----- Data section -----

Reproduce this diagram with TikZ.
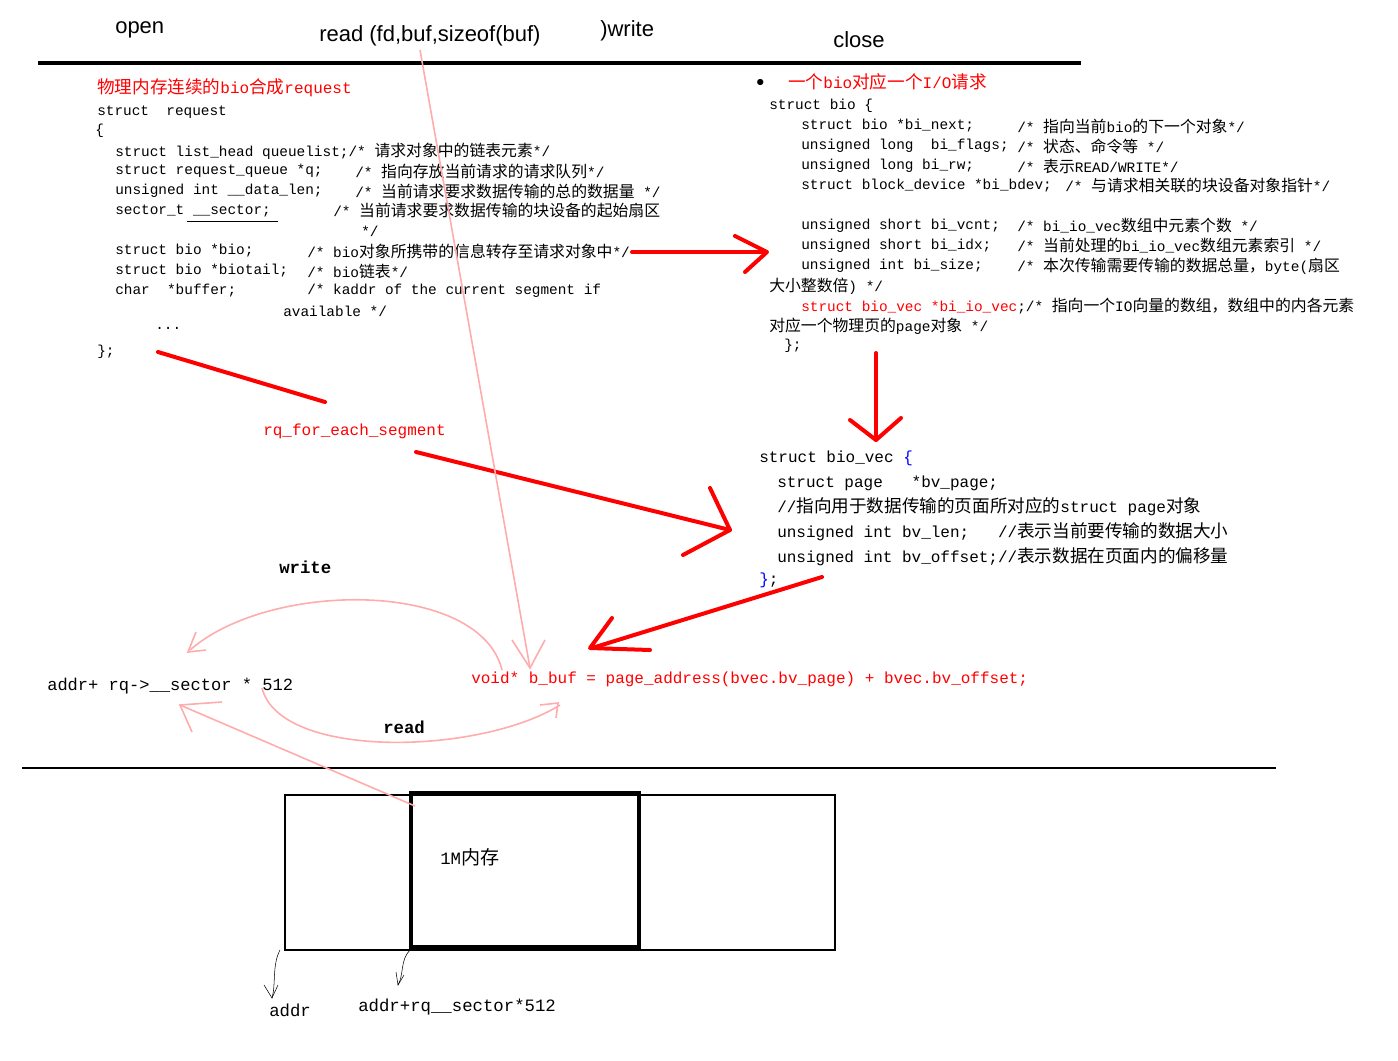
\documentclass[tikz,border=0pt]{standalone}
\usepackage{fontspec}
\setmainfont{Liberation Mono}
\newfontfamily\cjk[Scale=1.1]{Noto Sans CJK SC}
\newfontfamily\sans{Liberation Sans}
\newcommand{\C}[1]{{\cjk #1}}
\begin{document}
\begin{tikzpicture}[x=0.75pt,y=-0.75pt,
  code/.style={anchor=west,inner sep=0,font=\fontsize{10.8}{12}\selectfont},
  big/.style={anchor=west,inner sep=0,font=\fontsize{12}{14}\selectfont},
  hd/.style={anchor=west,inner sep=0,font=\sans\fontsize{16.5}{18}\selectfont},
  redarr/.style={red,line width=3pt,line cap=round,line join=round},
  pink/.style={pink!90!red,line width=1.2pt}]
\useasboundingbox (0,0) rectangle (1398,1060);
% headers
\node[hd] (open) at (115,30) {open};
\node[hd] (read) at (319,36) {read (fd,buf,sizeof(buf)};
\node[hd] (write) at (600,31) {)write};
\node[hd] (close) at (833,40) {close};
\draw[line width=3pt] (38,63) -- (1081,63);
\draw[line width=1.6pt] (22,768) -- (1276,768);
% left struct
\node[code,red,font=\fontsize{12}{14}\selectfont] (t1) at (97,88) {\C{物理内存连续的}bio\C{合成}request};
\node[code] at (97,112) {struct\ \ request};
\node[code] at (95,131) {\{};
\node[code] at (115,151) {struct list\_head queuelist;/* \C{请求对象中的链表元素}*/};
\node[code] at (115,171) {struct request\_queue *q;};
\node[code] at (355,171) {/* \C{指向存放当前请求的请求队列}*/};
\node[code] at (115,191) {unsigned int \_\_data\_len;};
\node[code] at (355,191) {/* \C{当前请求要求数据传输的总的数据量} */};
\node[code] at (115,211) {sector\_t \_\_sector;};
\draw (187,221) -- (278,221);
\node[code] at (333,211) {/* \C{当前请求要求数据传输的块设备的起始扇区}};
\node[code] at (361,231) {*/};
\node[code] at (115,251) {struct bio *bio;};
\node[code] at (307,251) {/* bio\C{对象所携带的信息转存至请求对象中}*/};
\node[code] at (115,271) {struct bio *biotail;};
\node[code] at (307,271) {/* bio\C{链表}*/};
\node[code] at (115,291) {char\ \ *buffer;};
\node[code] at (307,291) {/* kaddr of the current segment if};
\node[code] at (283,311) {available */};
\node[code] at (155,328) {...};
\node[code] at (97,352) {\};};
% right struct
\node[code,font=\fontsize{12}{12}\selectfont] at (756,83) {$\bullet$};
\node[code,red,font=\fontsize{12}{14}\selectfont] (t2) at (788,82) {\C{一个}bio\C{对应一个}I/O\C{请求}};
\node[code] at (769,106) {struct bio \{};
\node[code] at (801,126) {struct bio *bi\_next;};
\node[code] at (1017,126) {/* \C{指向当前}bio\C{的下一个对象}*/};
\node[code] at (801,146) {unsigned long\ \ bi\_flags;};
\node[code] at (1017,146) {/* \C{状态、命令等} */};
\node[code] at (801,166) {unsigned long bi\_rw;};
\node[code] at (1017,166) {/* \C{表示}READ/WRITE*/};
\node[code] at (801,186) {struct block\_device *bi\_bdev;};
\node[code] at (1065,186) {/* \C{与请求相关联的块设备对象指针}*/};
\node[code] at (801,226) {unsigned short bi\_vcnt;};
\node[code] at (1017,226) {/* bi\_io\_vec\C{数组中元素个数} */};
\node[code] at (801,246) {unsigned short bi\_idx;};
\node[code] at (1017,246) {/* \C{当前处理的}bi\_io\_vec\C{数组元素索引} */};
\node[code] at (801,266) {unsigned int bi\_size;};
\node[code] at (1017,266) {/* \C{本次传输需要传输的数据总量，}byte(\C{扇区}};
\node[code] at (769,286) {\C{大小整数倍}) */};
\node[code] at (801,306) {\textcolor{red}{struct bio\_vec *bi\_io\_vec};/* \C{指向一个}IO\C{向量的数组，数组中的内各元素}};
\node[code] at (769,326) {\C{对应一个物理页的}page\C{对象} */};
\node[code] at (784,346) {\};};
% bio_vec
\node[big] (bv) at (759,458) {struct bio\_vec \textcolor{blue}{\{}};
\node[big] at (777,483) {struct page\ \ \ *bv\_page;};
\node[big] at (777,507) {//\C{指向用于数据传输的页面所对应的}struct page\C{对象}};
\node[big] at (777,532) {unsigned int bv\_len;\ \ \ //\C{表示当前要传输的数据大小}};
\node[big] at (777,557) {unsigned int bv\_offset;//\C{表示数据在页面内的偏移量}};
\node[big] at (759,580) {\textcolor{blue}{\}};};
% middle labels
\node[big,red] (rq) at (263,431) {rq\_for\_each\_segment};
\node[big,font=\bfseries\fontsize{13}{14}\selectfont] (wr) at (279,567) {write};
\node[big,font=\bfseries\fontsize{13}{14}\selectfont] (rd) at (383,727) {read};
\node[big,font=\fontsize{12.8}{14}\selectfont] (addr1) at (47,686) {addr+ rq->\_\_sector * 512};
\node[big,red] (vb) at (471,679) {void* b\_buf = page\_address(bvec.bv\_page) + bvec.bv\_offset;};
% memory boxes
\draw[line width=1.5pt] (285,795) rectangle (835,950);
\draw[line width=3pt] (411,793) rectangle (639,947);
\node[big,font=\fontsize{13}{14}\selectfont] (mem) at (440,857) {1M\C{内存}};
\node[big,font=\fontsize{13}{14}\selectfont] (a0) at (269,1010) {addr};
\node[big,font=\fontsize{13}{14}\selectfont] (a1) at (358,1007) {addr+rq\_\_sector*512};
\draw (280,950) .. controls (272,965) and (276,985) .. (272,998);
\draw (264,985) -- (272,998) -- (278,985);
\draw (410,950) .. controls (400,960) and (404,975) .. (398,985);
\draw (396,972) -- (398,985) -- (404,975);
% red arrows
\draw[redarr] (632,252) -- (765,252);
\draw[redarr] (735,236) -- (767,252) -- (745,272);
\draw[redarr] (158,352) -- (325,402);
\draw[redarr] (416,452) -- (730,530);
\draw[redarr] (710,488) -- (730,530) -- (683,555);
\draw[redarr] (876,353) -- (876,440);
\draw[redarr] (850,420) -- (876,440) -- (901,418);
\draw[redarr] (822,577) -- (592,648);
\draw[redarr] (612,618) -- (590,648) -- (650,650);
% pink
\draw[pink] (420,50) -- (530,668);
\draw[pink] (512,640) -- (530,668) -- (545,640);
\draw[pink] (502,670) .. controls (480,580) and (270,580) .. (190,650);
\draw[pink] (196,632) -- (188,652) -- (206,650);
\draw[pink] (262,688) .. controls (280,760) and (480,755) .. (560,705);
\draw[pink] (540,705) -- (558,703) -- (556,718);
\draw[pink] (415,806) -- (180,705);
\draw[pink] (222,702) -- (180,705) -- (192,732);
\end{tikzpicture}
\end{document}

-----

◆ Stated task ◆
Repeat the data above exactly, but not the pictures.

◆ Result of this task ◆
Reproduce this diagram with TikZ.
\documentclass[tikz,border=0pt]{standalone}
\usepackage{fontspec}
\setmainfont{Liberation Mono}
\newfontfamily\cjk[Scale=1.1]{Noto Sans CJK SC}
\newfontfamily\sans{Liberation Sans}
\newcommand{\C}[1]{{\cjk #1}}
\begin{document}
\begin{tikzpicture}[x=0.75pt,y=-0.75pt,
  code/.style={anchor=west,inner sep=0,font=\fontsize{10.8}{12}\selectfont},
  big/.style={anchor=west,inner sep=0,font=\fontsize{12}{14}\selectfont},
  hd/.style={anchor=west,inner sep=0,font=\sans\fontsize{16.5}{18}\selectfont},
  redarr/.style={red,line width=3pt,line cap=round,line join=round},
  pink/.style={pink!90!red,line width=1.2pt}]
\useasboundingbox (0,0) rectangle (1398,1060);
% headers
\node[hd] (open) at (115,30) {open};
\node[hd] (read) at (319,36) {read (fd,buf,sizeof(buf)};
\node[hd] (write) at (600,31) {)write};
\node[hd] (close) at (833,40) {close};
\draw[line width=3pt] (38,63) -- (1081,63);
\draw[line width=1.6pt] (22,768) -- (1276,768);
% left struct
\node[code,red,font=\fontsize{12}{14}\selectfont] (t1) at (97,88) {\C{物理内存连续的}bio\C{合成}request};
\node[code] at (97,112) {struct\ \ request};
\node[code] at (95,131) {\{};
\node[code] at (115,151) {struct list\_head queuelist;/* \C{请求对象中的链表元素}*/};
\node[code] at (115,171) {struct request\_queue *q;};
\node[code] at (355,171) {/* \C{指向存放当前请求的请求队列}*/};
\node[code] at (115,191) {unsigned int \_\_data\_len;};
\node[code] at (355,191) {/* \C{当前请求要求数据传输的总的数据量} */};
\node[code] at (115,211) {sector\_t \_\_sector;};
\draw (187,221) -- (278,221);
\node[code] at (333,211) {/* \C{当前请求要求数据传输的块设备的起始扇区}};
\node[code] at (361,231) {*/};
\node[code] at (115,251) {struct bio *bio;};
\node[code] at (307,251) {/* bio\C{对象所携带的信息转存至请求对象中}*/};
\node[code] at (115,271) {struct bio *biotail;};
\node[code] at (307,271) {/* bio\C{链表}*/};
\node[code] at (115,291) {char\ \ *buffer;};
\node[code] at (307,291) {/* kaddr of the current segment if};
\node[code] at (283,311) {available */};
\node[code] at (155,328) {...};
\node[code] at (97,352) {\};};
% right struct
\node[code,font=\fontsize{12}{12}\selectfont] at (756,83) {$\bullet$};
\node[code,red,font=\fontsize{12}{14}\selectfont] (t2) at (788,82) {\C{一个}bio\C{对应一个}I/O\C{请求}};
\node[code] at (769,106) {struct bio \{};
\node[code] at (801,126) {struct bio *bi\_next;};
\node[code] at (1017,126) {/* \C{指向当前}bio\C{的下一个对象}*/};
\node[code] at (801,146) {unsigned long\ \ bi\_flags;};
\node[code] at (1017,146) {/* \C{状态、命令等} */};
\node[code] at (801,166) {unsigned long bi\_rw;};
\node[code] at (1017,166) {/* \C{表示}READ/WRITE*/};
\node[code] at (801,186) {struct block\_device *bi\_bdev;};
\node[code] at (1065,186) {/* \C{与请求相关联的块设备对象指针}*/};
\node[code] at (801,226) {unsigned short bi\_vcnt;};
\node[code] at (1017,226) {/* bi\_io\_vec\C{数组中元素个数} */};
\node[code] at (801,246) {unsigned short bi\_idx;};
\node[code] at (1017,246) {/* \C{当前处理的}bi\_io\_vec\C{数组元素索引} */};
\node[code] at (801,266) {unsigned int bi\_size;};
\node[code] at (1017,266) {/* \C{本次传输需要传输的数据总量，}byte(\C{扇区}};
\node[code] at (769,286) {\C{大小整数倍}) */};
\node[code] at (801,306) {\textcolor{red}{struct bio\_vec *bi\_io\_vec};/* \C{指向一个}IO\C{向量的数组，数组中的内各元素}};
\node[code] at (769,326) {\C{对应一个物理页的}page\C{对象} */};
\node[code] at (784,346) {\};};
% bio_vec
\node[big] (bv) at (759,458) {struct bio\_vec \textcolor{blue}{\{}};
\node[big] at (777,483) {struct page\ \ \ *bv\_page;};
\node[big] at (777,507) {//\C{指向用于数据传输的页面所对应的}struct page\C{对象}};
\node[big] at (777,532) {unsigned int bv\_len;\ \ \ //\C{表示当前要传输的数据大小}};
\node[big] at (777,557) {unsigned int bv\_offset;//\C{表示数据在页面内的偏移量}};
\node[big] at (759,580) {\textcolor{blue}{\}};};
% middle labels
\node[big,red] (rq) at (263,431) {rq\_for\_each\_segment};
\node[big,font=\bfseries\fontsize{13}{14}\selectfont] (wr) at (279,567) {write};
\node[big,font=\bfseries\fontsize{13}{14}\selectfont] (rd) at (383,727) {read};
\node[big,font=\fontsize{12.8}{14}\selectfont] (addr1) at (47,686) {addr+ rq->\_\_sector * 512};
\node[big,red] (vb) at (471,679) {void* b\_buf = page\_address(bvec.bv\_page) + bvec.bv\_offset;};
% memory boxes
\draw[line width=1.5pt] (285,795) rectangle (835,950);
\draw[line width=3pt] (411,793) rectangle (639,947);
\node[big,font=\fontsize{13}{14}\selectfont] (mem) at (440,857) {1M\C{内存}};
\node[big,font=\fontsize{13}{14}\selectfont] (a0) at (269,1010) {addr};
\node[big,font=\fontsize{13}{14}\selectfont] (a1) at (358,1007) {addr+rq\_\_sector*512};
\draw (280,950) .. controls (272,965) and (276,985) .. (272,998);
\draw (264,985) -- (272,998) -- (278,985);
\draw (410,950) .. controls (400,960) and (404,975) .. (398,985);
\draw (396,972) -- (398,985) -- (404,975);
% red arrows
\draw[redarr] (632,252) -- (765,252);
\draw[redarr] (735,236) -- (767,252) -- (745,272);
\draw[redarr] (158,352) -- (325,402);
\draw[redarr] (416,452) -- (730,530);
\draw[redarr] (710,488) -- (730,530) -- (683,555);
\draw[redarr] (876,353) -- (876,440);
\draw[redarr] (850,420) -- (876,440) -- (901,418);
\draw[redarr] (822,577) -- (592,648);
\draw[redarr] (612,618) -- (590,648) -- (650,650);
% pink
\draw[pink] (420,50) -- (530,668);
\draw[pink] (512,640) -- (530,668) -- (545,640);
\draw[pink] (502,670) .. controls (480,580) and (270,580) .. (190,650);
\draw[pink] (196,632) -- (188,652) -- (206,650);
\draw[pink] (262,688) .. controls (280,760) and (480,755) .. (560,705);
\draw[pink] (540,705) -- (558,703) -- (556,718);
\draw[pink] (415,806) -- (180,705);
\draw[pink] (222,702) -- (180,705) -- (192,732);
\end{tikzpicture}
\end{document}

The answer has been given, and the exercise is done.